Ms. Lane agreed a citywide effort is needed. "We need a 'be there' campaign," she said.
The report includes information from city charter schools, where available. Of the four providing data on chronic absenteeism, the range was from 4 percent at Propel Northside to 14 percent at the Urban Pathways Charter School K-5 Downtown.
The State of the Schools Report also includes school-by-school data on achievement, academic growth, graduation rates and eligibility rates for the Pittsburgh Promise scholarships as well as perceptions of students, staff and parents.
Ms. Lane said the report provides a "snapshot in time."
"One of the things I've always said about data is it helps you know what questions to ask," she said.
Deputy superintendent Jeannine French said the data are "not meant to be reflective of the totality of what's going on in a school."

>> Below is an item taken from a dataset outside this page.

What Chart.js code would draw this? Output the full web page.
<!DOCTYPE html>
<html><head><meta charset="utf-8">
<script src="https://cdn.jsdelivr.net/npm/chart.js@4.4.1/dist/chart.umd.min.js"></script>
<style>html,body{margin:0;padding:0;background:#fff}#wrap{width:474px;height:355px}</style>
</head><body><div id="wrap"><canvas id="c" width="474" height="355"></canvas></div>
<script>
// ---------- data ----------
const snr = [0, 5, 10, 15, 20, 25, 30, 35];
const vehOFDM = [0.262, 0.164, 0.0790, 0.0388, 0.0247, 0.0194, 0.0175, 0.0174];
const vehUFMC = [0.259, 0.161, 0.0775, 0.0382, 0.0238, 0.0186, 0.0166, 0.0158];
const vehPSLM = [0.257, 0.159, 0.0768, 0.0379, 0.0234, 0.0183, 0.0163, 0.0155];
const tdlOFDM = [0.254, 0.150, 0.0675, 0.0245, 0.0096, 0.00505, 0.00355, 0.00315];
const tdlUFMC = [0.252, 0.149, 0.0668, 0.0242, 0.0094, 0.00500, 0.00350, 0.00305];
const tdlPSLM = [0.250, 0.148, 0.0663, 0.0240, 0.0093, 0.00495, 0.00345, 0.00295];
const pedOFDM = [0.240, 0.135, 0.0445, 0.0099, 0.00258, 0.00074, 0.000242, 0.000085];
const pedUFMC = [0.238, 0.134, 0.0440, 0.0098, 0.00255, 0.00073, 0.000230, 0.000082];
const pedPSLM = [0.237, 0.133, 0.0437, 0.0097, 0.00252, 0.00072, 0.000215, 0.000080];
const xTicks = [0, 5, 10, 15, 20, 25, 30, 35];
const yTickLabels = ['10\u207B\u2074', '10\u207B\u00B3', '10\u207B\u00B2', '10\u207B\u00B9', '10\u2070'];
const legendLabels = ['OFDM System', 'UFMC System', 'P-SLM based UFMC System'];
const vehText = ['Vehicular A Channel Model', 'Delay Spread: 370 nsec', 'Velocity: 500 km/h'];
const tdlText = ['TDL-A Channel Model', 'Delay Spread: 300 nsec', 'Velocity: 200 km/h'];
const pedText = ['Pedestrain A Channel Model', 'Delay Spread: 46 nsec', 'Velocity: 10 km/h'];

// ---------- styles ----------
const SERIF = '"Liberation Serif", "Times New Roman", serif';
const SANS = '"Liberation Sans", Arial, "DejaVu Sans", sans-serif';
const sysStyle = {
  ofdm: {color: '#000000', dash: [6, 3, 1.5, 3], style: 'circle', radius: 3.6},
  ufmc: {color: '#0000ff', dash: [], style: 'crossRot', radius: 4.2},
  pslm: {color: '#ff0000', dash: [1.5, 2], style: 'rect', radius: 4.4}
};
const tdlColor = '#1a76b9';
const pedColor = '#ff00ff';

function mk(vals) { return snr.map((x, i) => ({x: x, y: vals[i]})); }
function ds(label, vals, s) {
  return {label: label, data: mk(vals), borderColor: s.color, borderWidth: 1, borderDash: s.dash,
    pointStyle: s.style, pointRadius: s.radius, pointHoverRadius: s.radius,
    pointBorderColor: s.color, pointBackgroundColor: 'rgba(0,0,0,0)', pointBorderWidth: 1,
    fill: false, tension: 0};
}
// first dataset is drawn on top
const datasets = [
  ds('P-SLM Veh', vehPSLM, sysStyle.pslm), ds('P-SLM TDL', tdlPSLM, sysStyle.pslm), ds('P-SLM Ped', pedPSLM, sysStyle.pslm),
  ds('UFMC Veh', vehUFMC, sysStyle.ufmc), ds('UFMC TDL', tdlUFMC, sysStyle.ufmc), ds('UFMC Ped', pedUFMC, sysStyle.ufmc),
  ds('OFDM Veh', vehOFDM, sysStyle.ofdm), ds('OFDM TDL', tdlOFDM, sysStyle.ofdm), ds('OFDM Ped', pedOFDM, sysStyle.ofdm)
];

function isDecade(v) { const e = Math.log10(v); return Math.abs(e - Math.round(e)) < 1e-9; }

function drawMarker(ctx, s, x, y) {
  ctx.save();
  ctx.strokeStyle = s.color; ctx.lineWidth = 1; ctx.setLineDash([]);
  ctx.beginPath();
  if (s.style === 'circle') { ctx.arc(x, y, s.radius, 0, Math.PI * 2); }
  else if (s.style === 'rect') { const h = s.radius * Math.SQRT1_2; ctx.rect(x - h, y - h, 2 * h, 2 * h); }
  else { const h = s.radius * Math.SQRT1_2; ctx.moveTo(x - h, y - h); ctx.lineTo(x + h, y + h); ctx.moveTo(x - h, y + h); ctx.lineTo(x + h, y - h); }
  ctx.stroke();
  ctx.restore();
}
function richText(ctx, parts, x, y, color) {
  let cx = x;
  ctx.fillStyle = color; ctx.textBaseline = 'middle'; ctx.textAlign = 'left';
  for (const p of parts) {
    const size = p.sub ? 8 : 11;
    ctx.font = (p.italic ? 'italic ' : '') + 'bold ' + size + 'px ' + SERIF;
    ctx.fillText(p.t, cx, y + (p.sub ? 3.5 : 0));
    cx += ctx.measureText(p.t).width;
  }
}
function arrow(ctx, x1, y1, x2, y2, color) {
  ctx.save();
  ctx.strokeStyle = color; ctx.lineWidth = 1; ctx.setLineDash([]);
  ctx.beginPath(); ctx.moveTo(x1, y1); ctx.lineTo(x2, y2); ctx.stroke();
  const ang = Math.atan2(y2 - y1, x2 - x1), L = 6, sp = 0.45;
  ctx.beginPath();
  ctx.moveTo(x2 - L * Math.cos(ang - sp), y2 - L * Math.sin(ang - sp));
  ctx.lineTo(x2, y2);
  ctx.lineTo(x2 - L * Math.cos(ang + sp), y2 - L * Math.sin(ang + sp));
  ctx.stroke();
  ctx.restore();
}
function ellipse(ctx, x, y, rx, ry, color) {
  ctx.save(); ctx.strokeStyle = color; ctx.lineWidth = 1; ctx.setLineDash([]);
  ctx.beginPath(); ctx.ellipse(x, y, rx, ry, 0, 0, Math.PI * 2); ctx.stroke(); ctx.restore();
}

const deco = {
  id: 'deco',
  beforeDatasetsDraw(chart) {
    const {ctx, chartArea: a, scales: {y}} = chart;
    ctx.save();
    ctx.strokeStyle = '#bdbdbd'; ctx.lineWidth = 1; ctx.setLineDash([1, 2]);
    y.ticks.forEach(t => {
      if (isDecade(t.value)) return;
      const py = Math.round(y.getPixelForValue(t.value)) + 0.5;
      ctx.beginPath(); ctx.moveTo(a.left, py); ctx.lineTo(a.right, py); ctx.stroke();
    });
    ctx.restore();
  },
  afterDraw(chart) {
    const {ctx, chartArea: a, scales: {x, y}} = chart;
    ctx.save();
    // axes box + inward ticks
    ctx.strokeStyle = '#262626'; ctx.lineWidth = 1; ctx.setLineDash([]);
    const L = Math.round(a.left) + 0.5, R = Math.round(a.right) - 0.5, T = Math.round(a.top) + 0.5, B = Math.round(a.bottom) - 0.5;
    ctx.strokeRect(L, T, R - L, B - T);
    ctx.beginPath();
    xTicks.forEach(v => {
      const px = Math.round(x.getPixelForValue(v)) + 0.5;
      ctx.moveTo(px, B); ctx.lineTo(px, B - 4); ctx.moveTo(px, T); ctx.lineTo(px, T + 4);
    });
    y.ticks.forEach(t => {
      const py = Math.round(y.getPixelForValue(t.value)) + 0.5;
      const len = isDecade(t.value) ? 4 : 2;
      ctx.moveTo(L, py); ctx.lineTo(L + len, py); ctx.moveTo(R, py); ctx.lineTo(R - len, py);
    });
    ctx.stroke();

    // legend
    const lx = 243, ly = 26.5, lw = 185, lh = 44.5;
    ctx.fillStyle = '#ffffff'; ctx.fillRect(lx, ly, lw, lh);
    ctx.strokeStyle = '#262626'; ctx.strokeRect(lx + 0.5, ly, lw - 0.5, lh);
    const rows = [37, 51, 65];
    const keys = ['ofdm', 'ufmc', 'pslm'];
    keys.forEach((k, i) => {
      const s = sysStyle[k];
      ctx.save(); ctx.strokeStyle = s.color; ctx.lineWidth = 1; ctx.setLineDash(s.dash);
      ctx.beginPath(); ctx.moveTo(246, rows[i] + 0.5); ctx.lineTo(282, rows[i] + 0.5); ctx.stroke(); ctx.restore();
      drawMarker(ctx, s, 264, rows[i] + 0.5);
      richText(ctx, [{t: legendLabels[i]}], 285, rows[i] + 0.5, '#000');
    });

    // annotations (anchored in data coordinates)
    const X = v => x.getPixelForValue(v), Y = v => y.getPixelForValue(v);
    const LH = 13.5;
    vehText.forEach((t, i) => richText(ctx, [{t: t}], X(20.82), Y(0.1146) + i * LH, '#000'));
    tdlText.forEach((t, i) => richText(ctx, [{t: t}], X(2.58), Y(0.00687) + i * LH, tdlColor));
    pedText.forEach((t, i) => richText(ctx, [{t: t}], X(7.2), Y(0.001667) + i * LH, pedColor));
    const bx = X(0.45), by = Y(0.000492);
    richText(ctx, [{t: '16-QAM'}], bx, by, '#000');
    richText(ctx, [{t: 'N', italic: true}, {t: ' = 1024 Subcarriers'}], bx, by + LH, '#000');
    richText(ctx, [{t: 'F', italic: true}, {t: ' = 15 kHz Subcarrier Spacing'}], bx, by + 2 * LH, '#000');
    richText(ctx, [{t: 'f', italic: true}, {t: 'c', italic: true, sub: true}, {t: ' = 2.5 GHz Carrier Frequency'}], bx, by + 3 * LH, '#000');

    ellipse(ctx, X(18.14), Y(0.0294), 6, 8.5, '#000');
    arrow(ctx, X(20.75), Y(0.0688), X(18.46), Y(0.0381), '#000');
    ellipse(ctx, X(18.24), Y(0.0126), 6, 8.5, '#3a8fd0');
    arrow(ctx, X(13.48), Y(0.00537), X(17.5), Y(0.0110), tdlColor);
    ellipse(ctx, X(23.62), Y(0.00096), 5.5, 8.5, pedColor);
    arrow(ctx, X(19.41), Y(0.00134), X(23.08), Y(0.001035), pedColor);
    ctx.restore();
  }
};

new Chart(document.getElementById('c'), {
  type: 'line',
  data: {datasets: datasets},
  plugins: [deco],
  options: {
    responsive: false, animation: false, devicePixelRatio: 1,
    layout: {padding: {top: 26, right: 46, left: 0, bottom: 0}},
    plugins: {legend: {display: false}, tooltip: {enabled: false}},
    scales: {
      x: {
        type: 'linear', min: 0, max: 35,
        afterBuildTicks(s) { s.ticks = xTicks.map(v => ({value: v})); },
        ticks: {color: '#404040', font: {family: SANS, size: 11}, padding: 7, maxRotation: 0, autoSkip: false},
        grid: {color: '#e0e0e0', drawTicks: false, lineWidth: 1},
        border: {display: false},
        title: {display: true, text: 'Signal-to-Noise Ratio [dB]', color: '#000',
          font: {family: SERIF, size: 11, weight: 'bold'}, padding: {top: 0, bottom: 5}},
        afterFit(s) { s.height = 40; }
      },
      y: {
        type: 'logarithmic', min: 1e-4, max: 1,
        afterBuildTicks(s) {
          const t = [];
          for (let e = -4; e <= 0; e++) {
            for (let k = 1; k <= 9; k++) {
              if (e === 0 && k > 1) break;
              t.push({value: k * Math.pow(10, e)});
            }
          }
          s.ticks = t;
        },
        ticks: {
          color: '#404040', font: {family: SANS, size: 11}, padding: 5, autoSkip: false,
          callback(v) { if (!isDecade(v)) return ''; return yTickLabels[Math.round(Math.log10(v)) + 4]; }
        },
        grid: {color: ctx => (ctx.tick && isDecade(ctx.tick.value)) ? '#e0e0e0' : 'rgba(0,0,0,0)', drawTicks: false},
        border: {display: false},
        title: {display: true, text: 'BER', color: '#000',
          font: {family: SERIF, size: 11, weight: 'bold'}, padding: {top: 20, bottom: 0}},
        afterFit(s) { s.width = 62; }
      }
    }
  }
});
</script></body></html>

The report provides the first school-by-school results for student, staff and parent surveys from 2011-12.
The results for the student and staff surveys were divided into thirds within each of three groups: K-5, K-8 and 6-8, and 6-12 and 9-12.
The report gives a composite for student responses on questions about seven C's: care, control, clarity, challenge, captivate, confer and consolidate.
More detail on the results of the categories is to be available at the schools.
The parent surveys, for which most schools had low response rates, were divided into categories based on whether the parent would recommend the school to another family.
Eight schools scored in the top categories in all three surveys: Banksville K-5, Beechwood PreK-5, Dilworth PreK-5, Liberty K-5, Weil PreK-5, Carmalt PreK-8, Greenfield PreK-8, and Science & Technology Academy 6-12.
Two schools were in the bottom group on all three surveys: Faison K-5 in Homewood, where the parent response rate was 33 percent, and Westinghouse 6-12, where the parent response rate was 7 percent.
On academics, Ms. French said noted three schools significantly different from the others: Obama 6-12, Westinghouse 6-12 and Perry 9-12.
Obama has state reading and math test results that put it in the middle range, but it fell into the category of significantly below the state average in the composite score for student growth. It also showed a substantial racial achievement gap.
Westinghouse and Perry had a low composite score for student growth as well as for the reading and math test scores themselves.
Westinghouse had a significant racial gap between the school and the district average for 6-12 schools. Perry had a significant racial achievement gap within the school.
Overall, the growth figures show, said Ms. French, "as a district, we are growing."
Cate Reed, executive director for strategic priorities, said the data help identify successes that can be replicated in other schools.
"The answers lie within our district and our staff," said Ms. French. "It's not going to be some silver bullet. It's already happening in some of our schools."
Correction/Clarification: (Published February 5, 2013) Urban Pathways K-5 Charter School had a chronic absenteeism rate of 14 percent last school year. In a earlier version of this story, that percentage was incorrectly attributed to the Urban League of Pittsburgh Charter School, which did not provide data on chronic absenteeism for the Pittsburgh Public Schools' study of absenteeism.